**Short exercise**:
Please output every line of the material as it stands, without the pictures.

=== Supplied data ===

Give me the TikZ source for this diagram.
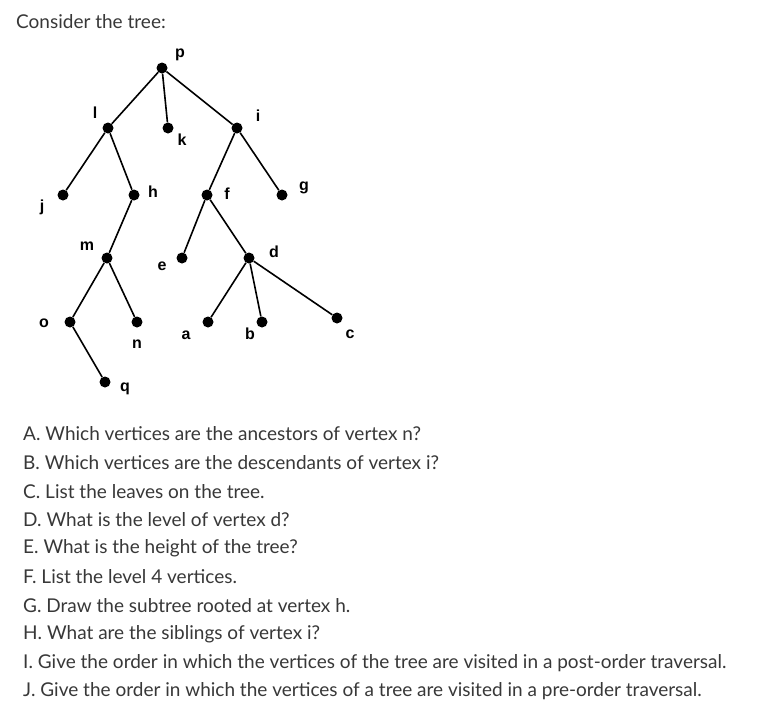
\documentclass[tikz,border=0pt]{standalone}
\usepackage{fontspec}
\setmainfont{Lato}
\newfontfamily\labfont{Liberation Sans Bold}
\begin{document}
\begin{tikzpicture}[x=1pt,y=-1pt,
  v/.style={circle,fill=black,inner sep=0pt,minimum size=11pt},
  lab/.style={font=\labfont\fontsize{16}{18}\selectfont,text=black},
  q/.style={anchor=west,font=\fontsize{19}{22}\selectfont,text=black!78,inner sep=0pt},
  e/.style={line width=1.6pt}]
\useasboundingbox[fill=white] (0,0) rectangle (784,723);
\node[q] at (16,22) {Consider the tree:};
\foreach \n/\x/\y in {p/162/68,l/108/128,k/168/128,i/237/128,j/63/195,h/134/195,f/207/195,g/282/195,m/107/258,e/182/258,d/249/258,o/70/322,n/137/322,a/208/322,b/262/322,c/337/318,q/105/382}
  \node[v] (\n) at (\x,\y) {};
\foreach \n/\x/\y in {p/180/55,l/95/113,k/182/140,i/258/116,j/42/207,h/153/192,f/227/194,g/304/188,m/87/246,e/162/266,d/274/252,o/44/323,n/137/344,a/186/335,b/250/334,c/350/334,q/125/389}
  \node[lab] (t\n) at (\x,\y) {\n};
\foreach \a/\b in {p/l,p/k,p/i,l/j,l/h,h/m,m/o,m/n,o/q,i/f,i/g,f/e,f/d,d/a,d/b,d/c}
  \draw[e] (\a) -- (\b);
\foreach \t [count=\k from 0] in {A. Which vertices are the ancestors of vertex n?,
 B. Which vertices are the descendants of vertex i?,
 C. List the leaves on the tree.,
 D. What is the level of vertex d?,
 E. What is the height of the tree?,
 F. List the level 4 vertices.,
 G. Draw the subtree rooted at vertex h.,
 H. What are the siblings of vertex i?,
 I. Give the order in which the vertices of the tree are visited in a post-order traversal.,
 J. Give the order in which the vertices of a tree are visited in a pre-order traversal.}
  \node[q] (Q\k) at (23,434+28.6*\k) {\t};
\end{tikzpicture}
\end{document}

===

**Exercise output**:
Give me the TikZ source for this diagram.
\documentclass[tikz,border=0pt]{standalone}
\usepackage{fontspec}
\setmainfont{Lato}
\newfontfamily\labfont{Liberation Sans Bold}
\begin{document}
\begin{tikzpicture}[x=1pt,y=-1pt,
  v/.style={circle,fill=black,inner sep=0pt,minimum size=11pt},
  lab/.style={font=\labfont\fontsize{16}{18}\selectfont,text=black},
  q/.style={anchor=west,font=\fontsize{19}{22}\selectfont,text=black!78,inner sep=0pt},
  e/.style={line width=1.6pt}]
\useasboundingbox[fill=white] (0,0) rectangle (784,723);
\node[q] at (16,22) {Consider the tree:};
\foreach \n/\x/\y in {p/162/68,l/108/128,k/168/128,i/237/128,j/63/195,h/134/195,f/207/195,g/282/195,m/107/258,e/182/258,d/249/258,o/70/322,n/137/322,a/208/322,b/262/322,c/337/318,q/105/382}
  \node[v] (\n) at (\x,\y) {};
\foreach \n/\x/\y in {p/180/55,l/95/113,k/182/140,i/258/116,j/42/207,h/153/192,f/227/194,g/304/188,m/87/246,e/162/266,d/274/252,o/44/323,n/137/344,a/186/335,b/250/334,c/350/334,q/125/389}
  \node[lab] (t\n) at (\x,\y) {\n};
\foreach \a/\b in {p/l,p/k,p/i,l/j,l/h,h/m,m/o,m/n,o/q,i/f,i/g,f/e,f/d,d/a,d/b,d/c}
  \draw[e] (\a) -- (\b);
\foreach \t [count=\k from 0] in {A. Which vertices are the ancestors of vertex n?,
 B. Which vertices are the descendants of vertex i?,
 C. List the leaves on the tree.,
 D. What is the level of vertex d?,
 E. What is the height of the tree?,
 F. List the level 4 vertices.,
 G. Draw the subtree rooted at vertex h.,
 H. What are the siblings of vertex i?,
 I. Give the order in which the vertices of the tree are visited in a post-order traversal.,
 J. Give the order in which the vertices of a tree are visited in a pre-order traversal.}
  \node[q] (Q\k) at (23,434+28.6*\k) {\t};
\end{tikzpicture}
\end{document}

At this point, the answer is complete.